Longer-term, the transition to PrSM will challenge NATO’s exercise methodology even further. A missile exceeding 500 kilometers will demand safety footprints that spill across national borders, testing political-military coordination. Early contractor-led demonstrations of PrSM from a modified pod on the M270 are expected to feed into a NATO long-range fires symposium, shaping requirements for future training ranges. The alliance is also exploring emulated fires using virtual-constructive simulations, where live launchers are connected to a synthetic environment portraying extended-range engagements without safety constraints. This approach allows crews to practice the entire kill chain – from targeting to launcher coordination to battle damage assessment – for ranges that no live-fire range can accommodate. The U.S. Army’s Synthetic Training Environment, which is being integrated with NATO systems, will allow a crew in Germany to shoot a simulated PrSM at a target in the Black Sea, with the impact assessed by a virtual observer fed by live intelligence feeds.
The M270 Multiple Launch Rocket System has evolved from a Cold War workhorse into a salient node in NATO’s networked fires architecture. Every live-fire serial on a muddy range, every digital fire mission passed from an allied observer to a U.S. launcher, tightens the alliance’s collective muscle memory. For soldiers in the Baltic region, the ripple-firing of GMLRS rockets is not just a training event – it is a stark reminder that the alliance is postured, practiced, and ready to conduct precision deep fires at a moment’s notice. As NATO’s exercise program pushes the boundaries of range and integration, the M270 remains at the center of that transformation, a legacy platform reborn as a key element of 21st-century deterrence and defense. The system’s continued relevance depends on the alliance’s willingness to invest in upgrades, train to common standards, and exercise at the scale and realism required to generate credible combat power. With PrSM on the horizon and a fleet of upgraded launchers entering service, the M270 is positioned to remain a decisive tool in NATO’s arsenal for decades to come.

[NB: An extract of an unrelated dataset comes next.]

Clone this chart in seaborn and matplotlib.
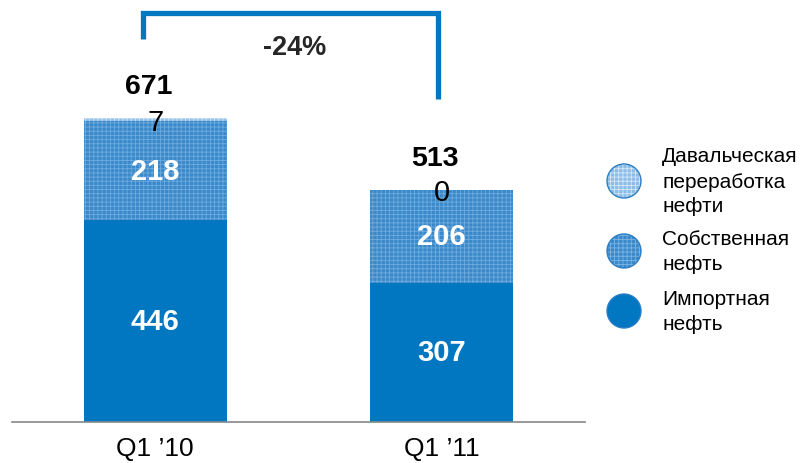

Operational Lessons from Ukraine
The war in Ukraine has provided an urgent laboratory for the operational concepts that NATO exercises seek to validate. Ukrainian forces operating donated M270s and HIMARS have demonstrated the devastating effect of precision-guided rockets when paired with timely targeting intelligence. The U.S. and allied practice of operating M270s in dispersed, shoot-and-scoot tactics, where launchers fire a partial salvo and displace immediately, has been validated in combat. NATO exercises have incorporated these lessons by emphasizing rapid displacement timelines and mandatory relocation after a limited number of rounds fired. The Ukrainian experience has also highlighted the importance of crew protection: several Ukrainian M270 crews have survived rocket and drone attacks that would have destroyed a wheeled launcher, reinforcing the value of the armored cab that the M270 provides. These combat-proven tactics are now standard in NATO training curricula, ensuring that lessons learned on the battlefield are rapidly institutionalized across the alliance’s artillery community.